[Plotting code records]
━━━━━━━━━━━━━━━━━━━━

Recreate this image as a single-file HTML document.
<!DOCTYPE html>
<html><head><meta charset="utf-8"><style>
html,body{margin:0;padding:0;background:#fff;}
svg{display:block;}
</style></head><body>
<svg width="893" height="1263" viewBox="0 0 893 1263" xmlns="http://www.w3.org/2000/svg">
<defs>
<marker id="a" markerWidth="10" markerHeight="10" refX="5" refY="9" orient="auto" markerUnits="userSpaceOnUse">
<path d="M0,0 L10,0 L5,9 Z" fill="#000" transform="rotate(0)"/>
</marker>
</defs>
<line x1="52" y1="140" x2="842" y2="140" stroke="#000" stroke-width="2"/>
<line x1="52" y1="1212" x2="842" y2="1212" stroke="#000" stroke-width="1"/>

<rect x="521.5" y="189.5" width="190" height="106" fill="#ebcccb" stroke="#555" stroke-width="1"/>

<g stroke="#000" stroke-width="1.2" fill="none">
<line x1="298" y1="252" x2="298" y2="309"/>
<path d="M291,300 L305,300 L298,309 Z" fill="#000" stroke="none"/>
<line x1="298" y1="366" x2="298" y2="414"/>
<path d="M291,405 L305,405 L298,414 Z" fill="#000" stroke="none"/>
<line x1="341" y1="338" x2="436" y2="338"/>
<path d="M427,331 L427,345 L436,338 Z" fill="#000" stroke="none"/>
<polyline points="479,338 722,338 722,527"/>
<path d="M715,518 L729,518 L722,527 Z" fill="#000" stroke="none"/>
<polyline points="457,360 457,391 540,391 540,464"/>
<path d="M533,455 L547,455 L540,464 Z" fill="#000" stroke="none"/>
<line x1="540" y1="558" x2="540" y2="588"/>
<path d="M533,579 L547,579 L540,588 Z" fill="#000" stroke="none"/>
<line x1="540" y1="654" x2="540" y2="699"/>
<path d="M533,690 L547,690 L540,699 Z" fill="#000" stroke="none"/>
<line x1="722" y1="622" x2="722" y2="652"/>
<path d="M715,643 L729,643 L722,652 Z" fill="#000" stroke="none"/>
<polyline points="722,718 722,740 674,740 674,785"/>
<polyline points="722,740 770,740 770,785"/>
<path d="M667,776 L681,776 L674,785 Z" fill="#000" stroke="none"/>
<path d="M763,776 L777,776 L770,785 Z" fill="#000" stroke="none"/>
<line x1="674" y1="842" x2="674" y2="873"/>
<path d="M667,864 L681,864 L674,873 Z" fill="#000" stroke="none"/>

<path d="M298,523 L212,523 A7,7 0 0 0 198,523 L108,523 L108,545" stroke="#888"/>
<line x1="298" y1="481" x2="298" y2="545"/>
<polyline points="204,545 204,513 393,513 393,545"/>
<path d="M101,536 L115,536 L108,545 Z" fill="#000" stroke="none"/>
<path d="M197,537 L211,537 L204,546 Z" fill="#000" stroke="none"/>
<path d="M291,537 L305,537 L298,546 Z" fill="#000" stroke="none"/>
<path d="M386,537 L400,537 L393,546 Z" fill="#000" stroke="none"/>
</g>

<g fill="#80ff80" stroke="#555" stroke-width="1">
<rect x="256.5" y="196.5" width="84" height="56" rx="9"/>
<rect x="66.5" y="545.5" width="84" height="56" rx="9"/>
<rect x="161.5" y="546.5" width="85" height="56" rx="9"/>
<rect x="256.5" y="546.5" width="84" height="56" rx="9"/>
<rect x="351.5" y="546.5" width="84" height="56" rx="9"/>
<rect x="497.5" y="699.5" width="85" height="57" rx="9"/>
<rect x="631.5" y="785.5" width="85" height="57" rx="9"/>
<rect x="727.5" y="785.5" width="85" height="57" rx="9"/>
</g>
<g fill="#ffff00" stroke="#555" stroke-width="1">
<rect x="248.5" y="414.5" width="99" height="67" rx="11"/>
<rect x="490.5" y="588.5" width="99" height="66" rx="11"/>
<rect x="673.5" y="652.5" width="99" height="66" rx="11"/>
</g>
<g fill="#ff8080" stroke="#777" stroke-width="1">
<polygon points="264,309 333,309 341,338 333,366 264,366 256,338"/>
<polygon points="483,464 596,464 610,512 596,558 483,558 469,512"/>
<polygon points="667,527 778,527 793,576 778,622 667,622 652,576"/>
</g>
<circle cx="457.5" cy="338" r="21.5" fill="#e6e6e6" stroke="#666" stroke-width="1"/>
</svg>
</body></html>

━━━━━━━━━━━━━━━━━━━━

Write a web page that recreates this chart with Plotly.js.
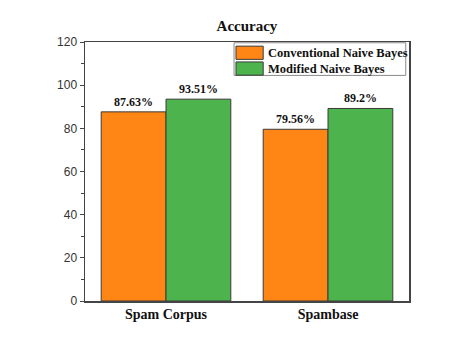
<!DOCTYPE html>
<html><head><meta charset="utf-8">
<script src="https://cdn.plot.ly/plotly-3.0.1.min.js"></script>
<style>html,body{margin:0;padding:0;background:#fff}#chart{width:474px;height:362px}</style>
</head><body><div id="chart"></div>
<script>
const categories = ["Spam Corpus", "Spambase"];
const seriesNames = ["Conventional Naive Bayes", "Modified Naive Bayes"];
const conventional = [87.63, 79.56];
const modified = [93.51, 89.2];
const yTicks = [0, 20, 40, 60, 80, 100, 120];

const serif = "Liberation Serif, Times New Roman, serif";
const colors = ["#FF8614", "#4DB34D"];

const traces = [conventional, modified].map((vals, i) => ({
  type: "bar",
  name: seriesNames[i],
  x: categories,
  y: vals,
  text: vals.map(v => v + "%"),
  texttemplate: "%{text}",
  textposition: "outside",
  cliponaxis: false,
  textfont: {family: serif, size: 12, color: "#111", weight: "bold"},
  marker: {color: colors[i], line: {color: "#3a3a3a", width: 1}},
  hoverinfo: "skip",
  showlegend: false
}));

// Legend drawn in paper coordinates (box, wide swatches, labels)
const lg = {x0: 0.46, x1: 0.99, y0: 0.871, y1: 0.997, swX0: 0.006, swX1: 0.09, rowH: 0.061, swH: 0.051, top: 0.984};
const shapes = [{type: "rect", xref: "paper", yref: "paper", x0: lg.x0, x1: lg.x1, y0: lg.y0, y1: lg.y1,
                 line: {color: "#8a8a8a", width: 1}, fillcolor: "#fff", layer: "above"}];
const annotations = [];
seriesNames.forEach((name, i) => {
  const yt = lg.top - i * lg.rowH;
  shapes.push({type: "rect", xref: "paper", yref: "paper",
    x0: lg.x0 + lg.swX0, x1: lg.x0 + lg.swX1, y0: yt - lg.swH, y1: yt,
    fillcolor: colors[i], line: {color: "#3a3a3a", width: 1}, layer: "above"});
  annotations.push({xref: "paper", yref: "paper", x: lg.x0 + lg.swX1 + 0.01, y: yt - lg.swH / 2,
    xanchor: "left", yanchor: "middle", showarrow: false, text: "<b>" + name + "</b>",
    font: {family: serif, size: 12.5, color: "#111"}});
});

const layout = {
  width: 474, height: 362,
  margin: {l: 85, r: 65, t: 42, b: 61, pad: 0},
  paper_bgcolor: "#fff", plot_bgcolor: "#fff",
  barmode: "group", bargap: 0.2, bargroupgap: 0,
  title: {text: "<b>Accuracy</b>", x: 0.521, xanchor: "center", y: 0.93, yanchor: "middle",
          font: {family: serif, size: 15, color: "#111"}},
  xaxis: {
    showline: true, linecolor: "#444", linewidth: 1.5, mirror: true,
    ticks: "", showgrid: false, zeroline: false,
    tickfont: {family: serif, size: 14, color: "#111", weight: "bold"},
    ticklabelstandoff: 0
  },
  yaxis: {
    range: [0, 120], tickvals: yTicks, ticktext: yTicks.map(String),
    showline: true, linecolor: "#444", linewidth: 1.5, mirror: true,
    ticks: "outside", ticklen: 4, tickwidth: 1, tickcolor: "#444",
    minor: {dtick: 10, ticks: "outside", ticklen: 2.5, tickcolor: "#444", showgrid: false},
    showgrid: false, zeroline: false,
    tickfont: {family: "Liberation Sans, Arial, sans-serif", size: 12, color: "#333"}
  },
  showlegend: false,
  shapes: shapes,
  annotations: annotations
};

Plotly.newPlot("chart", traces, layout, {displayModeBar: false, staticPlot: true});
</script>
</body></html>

━━━━━━━━━━━━━━━━━━━━

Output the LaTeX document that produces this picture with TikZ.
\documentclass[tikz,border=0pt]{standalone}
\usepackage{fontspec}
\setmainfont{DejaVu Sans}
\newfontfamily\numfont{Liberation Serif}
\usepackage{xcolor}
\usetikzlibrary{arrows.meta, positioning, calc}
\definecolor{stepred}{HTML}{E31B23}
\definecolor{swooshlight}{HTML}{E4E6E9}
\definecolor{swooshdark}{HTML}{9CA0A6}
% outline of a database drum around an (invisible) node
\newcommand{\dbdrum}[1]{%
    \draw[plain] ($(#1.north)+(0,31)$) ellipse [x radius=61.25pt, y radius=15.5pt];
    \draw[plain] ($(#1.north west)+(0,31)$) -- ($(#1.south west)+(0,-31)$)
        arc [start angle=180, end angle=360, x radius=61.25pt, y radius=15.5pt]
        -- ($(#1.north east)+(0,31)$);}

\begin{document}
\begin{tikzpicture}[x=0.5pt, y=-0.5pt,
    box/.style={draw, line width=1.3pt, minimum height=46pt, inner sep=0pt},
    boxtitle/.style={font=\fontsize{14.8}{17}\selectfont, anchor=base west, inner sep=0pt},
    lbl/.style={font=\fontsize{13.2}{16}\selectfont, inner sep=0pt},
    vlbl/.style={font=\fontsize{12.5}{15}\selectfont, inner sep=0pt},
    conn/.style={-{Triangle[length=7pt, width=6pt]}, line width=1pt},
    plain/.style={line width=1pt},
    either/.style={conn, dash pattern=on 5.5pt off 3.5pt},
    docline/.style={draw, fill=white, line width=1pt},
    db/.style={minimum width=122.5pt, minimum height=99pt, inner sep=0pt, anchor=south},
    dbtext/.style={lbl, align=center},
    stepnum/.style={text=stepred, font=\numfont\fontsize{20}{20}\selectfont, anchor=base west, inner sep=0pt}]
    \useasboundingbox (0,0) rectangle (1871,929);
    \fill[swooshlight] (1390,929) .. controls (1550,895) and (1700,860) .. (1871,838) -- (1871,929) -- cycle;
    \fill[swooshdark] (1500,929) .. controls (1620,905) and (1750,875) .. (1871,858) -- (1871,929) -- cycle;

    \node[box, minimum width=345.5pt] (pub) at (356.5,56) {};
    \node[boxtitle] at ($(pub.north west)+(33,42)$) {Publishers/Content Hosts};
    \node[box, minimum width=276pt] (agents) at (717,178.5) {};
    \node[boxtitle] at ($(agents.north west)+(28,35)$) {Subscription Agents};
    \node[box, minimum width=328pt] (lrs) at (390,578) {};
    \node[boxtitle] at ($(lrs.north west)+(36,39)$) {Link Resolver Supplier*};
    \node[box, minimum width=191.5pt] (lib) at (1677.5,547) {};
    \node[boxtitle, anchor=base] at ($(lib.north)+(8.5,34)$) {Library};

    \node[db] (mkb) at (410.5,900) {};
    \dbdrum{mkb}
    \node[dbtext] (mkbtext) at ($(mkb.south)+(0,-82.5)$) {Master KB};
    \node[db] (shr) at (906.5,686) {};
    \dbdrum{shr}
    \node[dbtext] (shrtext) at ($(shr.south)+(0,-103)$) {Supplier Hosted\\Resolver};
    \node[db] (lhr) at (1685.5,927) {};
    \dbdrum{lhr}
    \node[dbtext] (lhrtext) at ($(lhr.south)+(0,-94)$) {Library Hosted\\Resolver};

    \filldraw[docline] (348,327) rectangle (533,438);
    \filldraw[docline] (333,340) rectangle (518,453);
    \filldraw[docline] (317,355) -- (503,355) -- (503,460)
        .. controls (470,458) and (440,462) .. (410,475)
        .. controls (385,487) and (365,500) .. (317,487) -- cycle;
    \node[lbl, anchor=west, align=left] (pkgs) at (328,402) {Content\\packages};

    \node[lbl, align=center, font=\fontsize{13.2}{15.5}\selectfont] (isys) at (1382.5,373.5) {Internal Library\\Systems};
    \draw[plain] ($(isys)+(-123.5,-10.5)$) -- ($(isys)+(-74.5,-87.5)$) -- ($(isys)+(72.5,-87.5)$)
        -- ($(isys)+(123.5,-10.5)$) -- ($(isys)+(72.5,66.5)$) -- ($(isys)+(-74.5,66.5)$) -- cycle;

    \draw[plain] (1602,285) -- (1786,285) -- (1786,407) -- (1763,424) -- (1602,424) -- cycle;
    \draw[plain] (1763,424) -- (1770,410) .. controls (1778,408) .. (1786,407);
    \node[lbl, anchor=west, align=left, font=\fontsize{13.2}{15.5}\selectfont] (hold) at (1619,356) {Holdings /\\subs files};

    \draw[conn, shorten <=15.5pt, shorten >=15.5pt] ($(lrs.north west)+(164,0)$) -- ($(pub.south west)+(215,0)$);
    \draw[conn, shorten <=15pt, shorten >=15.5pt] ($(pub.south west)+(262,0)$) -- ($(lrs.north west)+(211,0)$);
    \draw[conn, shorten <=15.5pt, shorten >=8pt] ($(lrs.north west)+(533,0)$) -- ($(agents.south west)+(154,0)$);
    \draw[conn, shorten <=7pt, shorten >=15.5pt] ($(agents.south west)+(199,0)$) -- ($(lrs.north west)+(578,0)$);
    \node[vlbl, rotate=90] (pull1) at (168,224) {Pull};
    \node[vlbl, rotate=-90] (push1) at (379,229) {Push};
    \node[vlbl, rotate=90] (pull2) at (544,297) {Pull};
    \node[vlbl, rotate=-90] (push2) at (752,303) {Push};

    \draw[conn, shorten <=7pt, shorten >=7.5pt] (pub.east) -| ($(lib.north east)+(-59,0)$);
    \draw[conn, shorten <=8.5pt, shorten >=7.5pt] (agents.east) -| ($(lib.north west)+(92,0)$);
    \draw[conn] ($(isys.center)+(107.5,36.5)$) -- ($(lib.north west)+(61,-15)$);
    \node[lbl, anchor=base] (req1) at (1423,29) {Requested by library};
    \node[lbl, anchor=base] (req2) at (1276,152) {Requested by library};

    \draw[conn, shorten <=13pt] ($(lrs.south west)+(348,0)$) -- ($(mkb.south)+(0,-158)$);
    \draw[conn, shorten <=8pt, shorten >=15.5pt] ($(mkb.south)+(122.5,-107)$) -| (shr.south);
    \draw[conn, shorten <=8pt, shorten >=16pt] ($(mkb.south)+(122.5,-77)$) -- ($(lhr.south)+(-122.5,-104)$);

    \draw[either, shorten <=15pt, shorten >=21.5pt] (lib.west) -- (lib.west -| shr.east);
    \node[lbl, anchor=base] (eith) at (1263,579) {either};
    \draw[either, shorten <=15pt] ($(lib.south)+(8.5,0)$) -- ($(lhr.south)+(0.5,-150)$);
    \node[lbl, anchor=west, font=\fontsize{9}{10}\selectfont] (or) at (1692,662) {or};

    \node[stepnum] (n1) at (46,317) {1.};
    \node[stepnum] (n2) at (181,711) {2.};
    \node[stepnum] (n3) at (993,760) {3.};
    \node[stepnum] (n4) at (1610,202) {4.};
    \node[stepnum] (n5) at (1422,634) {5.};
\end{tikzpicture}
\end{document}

━━━━━━━━━━━━━━━━━━━━

● **Objective**:
Whichever lines contain the string "that", select and copy them.

● **Output for this task**:
Write a web page that recreates this chart with Plotly.js.
Output the LaTeX document that produces this picture with TikZ.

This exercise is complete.